# Arching back up like a cat



## Sandhya333 (May 18, 2014)

Hiya, 

I've noticed Barney doing this a lot lately. Is it normal.


----------



## Tinman (Apr 23, 2013)

Ralph does it every morning, with his front legs down, he's just having a stretch.
How old is Barney now? He'll just be stretching his growing bones


----------



## Grove (Oct 17, 2012)

Take him to the vet, they do this when they are injured. gandhi did this after he jumped up to grab a toy and then fell backwards onto his back. The vet said he also sometimes sees it in young puppies who have overdone it. The vet will probably give him an anti inflammatory injection


----------



## Alinos (May 19, 2014)

Zorro doesn't do it all the time. Only when he wakes up from sleep. 


Sent from my iPad using Tapatalk


----------



## Mazzapoo (Jul 28, 2013)

Poppy can be surprisingly feline, she doesn't walk and jump she sort of flows and pours herself like a dancer (unless she's 'in one' and then she's like a baby elephant). She likes rubbing against your legs and circling you when prepping food and she has always arched her back, she sort of bunches up when stretching and if you touch her tummy from underneath she slightly arches but I really don't think it's anything to do with an injury, just a sweet spot


----------



## RuthMill (Jun 30, 2012)

Neither of mine arch when they stretch. The lengthen and lunge kicking their legs out the back. Is he comfortable in himself? If so I wouldn't be overly concerned.


----------



## 2ndhandgal (Aug 29, 2011)

Arching can be part of a stretch - often with a yawn and other stretches when getting up, but it can also be a sign of pain. If Molly has stomach pain she will often arch her back slightly.

So really it depends when and how much Barney is doing it?


----------



## Sandhya333 (May 18, 2014)

Tinman said:


> Ralph does it every morning, with his front legs down, he's just having a stretch.
> How old is Barney now? He'll just be stretching his growing bones


He is 12 weeks old now.


----------



## Sandhya333 (May 18, 2014)

RuthMill said:


> Neither of mine arch when they stretch. The lengthen and lunge kicking their legs out the back. Is he comfortable in himself? If so I wouldn't be overly concerned.


He seems absolutely fine as far as I can tell. Worries me though as I don't know much about dogs. 

Thought my worrying days were over after my son. LOL.


----------



## Sandhya333 (May 18, 2014)

Grove said:


> Take him to the vet, they do this when they are injured. gandhi did this after he jumped up to grab a toy and then fell backwards onto his back.

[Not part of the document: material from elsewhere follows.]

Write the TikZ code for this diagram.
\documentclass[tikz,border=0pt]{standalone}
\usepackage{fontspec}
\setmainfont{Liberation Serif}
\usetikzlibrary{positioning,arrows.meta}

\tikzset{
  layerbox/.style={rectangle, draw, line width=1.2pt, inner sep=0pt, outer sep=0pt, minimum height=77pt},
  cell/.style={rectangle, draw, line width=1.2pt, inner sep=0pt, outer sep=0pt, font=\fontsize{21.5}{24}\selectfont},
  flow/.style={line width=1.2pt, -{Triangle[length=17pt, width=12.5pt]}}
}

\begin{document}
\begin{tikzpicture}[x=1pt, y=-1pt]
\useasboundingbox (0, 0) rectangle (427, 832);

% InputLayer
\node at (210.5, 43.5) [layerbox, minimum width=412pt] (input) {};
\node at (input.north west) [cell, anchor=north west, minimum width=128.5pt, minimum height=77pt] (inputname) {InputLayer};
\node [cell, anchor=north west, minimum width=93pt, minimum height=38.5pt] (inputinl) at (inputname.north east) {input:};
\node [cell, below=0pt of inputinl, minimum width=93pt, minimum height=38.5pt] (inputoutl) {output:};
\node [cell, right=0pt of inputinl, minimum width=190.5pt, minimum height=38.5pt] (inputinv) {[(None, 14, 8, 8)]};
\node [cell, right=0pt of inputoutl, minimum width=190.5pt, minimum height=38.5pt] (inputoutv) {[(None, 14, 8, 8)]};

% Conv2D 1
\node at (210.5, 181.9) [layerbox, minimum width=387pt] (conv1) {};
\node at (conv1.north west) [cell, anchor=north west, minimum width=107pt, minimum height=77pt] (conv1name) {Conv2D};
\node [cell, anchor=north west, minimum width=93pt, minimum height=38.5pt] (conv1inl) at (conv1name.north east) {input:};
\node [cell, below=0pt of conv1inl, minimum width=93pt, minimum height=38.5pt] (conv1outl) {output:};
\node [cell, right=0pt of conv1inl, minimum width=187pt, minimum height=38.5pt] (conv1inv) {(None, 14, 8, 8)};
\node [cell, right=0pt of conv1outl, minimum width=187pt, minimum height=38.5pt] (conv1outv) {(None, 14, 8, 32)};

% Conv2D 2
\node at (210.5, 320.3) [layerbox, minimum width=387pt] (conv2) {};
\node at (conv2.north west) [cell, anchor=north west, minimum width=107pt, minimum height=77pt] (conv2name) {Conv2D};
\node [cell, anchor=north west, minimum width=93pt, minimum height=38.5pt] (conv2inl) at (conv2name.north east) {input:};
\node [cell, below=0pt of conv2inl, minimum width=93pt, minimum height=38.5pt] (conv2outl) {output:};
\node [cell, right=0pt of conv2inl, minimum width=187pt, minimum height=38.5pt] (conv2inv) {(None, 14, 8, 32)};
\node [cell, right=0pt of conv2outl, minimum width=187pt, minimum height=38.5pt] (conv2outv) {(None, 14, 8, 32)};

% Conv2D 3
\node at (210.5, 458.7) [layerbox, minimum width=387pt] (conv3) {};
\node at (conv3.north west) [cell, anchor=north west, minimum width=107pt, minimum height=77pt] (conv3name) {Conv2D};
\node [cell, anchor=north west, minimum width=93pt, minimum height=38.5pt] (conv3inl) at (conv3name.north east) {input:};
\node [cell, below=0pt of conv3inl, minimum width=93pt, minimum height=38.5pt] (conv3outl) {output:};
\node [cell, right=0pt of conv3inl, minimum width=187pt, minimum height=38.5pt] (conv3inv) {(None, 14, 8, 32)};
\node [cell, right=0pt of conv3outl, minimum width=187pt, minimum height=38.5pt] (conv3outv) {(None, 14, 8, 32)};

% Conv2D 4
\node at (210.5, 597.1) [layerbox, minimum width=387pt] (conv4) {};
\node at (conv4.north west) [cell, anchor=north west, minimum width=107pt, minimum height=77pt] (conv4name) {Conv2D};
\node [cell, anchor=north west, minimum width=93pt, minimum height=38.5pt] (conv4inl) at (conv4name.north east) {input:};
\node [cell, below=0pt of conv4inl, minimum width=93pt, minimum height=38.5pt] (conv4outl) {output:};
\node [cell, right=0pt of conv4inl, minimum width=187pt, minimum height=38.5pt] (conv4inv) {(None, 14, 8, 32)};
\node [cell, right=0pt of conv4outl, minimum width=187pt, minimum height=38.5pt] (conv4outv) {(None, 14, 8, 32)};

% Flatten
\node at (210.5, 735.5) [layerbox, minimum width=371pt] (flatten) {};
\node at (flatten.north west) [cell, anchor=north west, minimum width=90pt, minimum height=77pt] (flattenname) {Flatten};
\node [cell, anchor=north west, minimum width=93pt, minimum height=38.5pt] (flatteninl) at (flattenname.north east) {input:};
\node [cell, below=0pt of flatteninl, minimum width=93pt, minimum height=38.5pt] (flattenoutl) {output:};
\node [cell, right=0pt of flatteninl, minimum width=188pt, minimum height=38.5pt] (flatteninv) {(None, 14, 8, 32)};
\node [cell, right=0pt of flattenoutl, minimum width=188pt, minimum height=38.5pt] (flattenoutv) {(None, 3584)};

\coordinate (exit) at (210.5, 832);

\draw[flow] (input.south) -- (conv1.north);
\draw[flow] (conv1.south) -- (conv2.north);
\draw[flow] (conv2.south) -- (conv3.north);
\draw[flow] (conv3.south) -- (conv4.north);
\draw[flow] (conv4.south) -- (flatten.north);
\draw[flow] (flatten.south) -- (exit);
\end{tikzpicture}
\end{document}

The vet said he also sometimes sees it in young puppies who have overdone it. The vet will probably give him an anti inflammatory injection


Barney is going in for his final vaccination tomorrow. Will get the vet to check him out then. Thank u.


----------



## Grove (Oct 17, 2012)

Gandhi was still running around the house like his usual self but just with an arched back, it didn't look right at all it wasn't like stretching or waking up from a nap (also we knew he had fallen on his back). I think it took a few weeks to sort out, he had more than one anti inflammatory and had to have no off lead walks and keep activity low. He fully recovered though


----------



## Marzi (Sep 17, 2012)

I would definitely mention it to the vet - standing with an arched back can be indicative of pain... and if he didn't used to stand with an arched back then it is a new thing that might be connected to having given himself a knock, or twisted awkwardly.
Hope the vet trip goes well.


----------



## Sandhya333 (May 18, 2014)

Yayyyyy. He's absolutely fine. Not in pain. Vaccination went well. He was a little star. He's gained a kilo in the month we've had him. He weighed in yesterday at 3.5 kg 

Vet checked him out thoroughly and found him in perfect health.


----------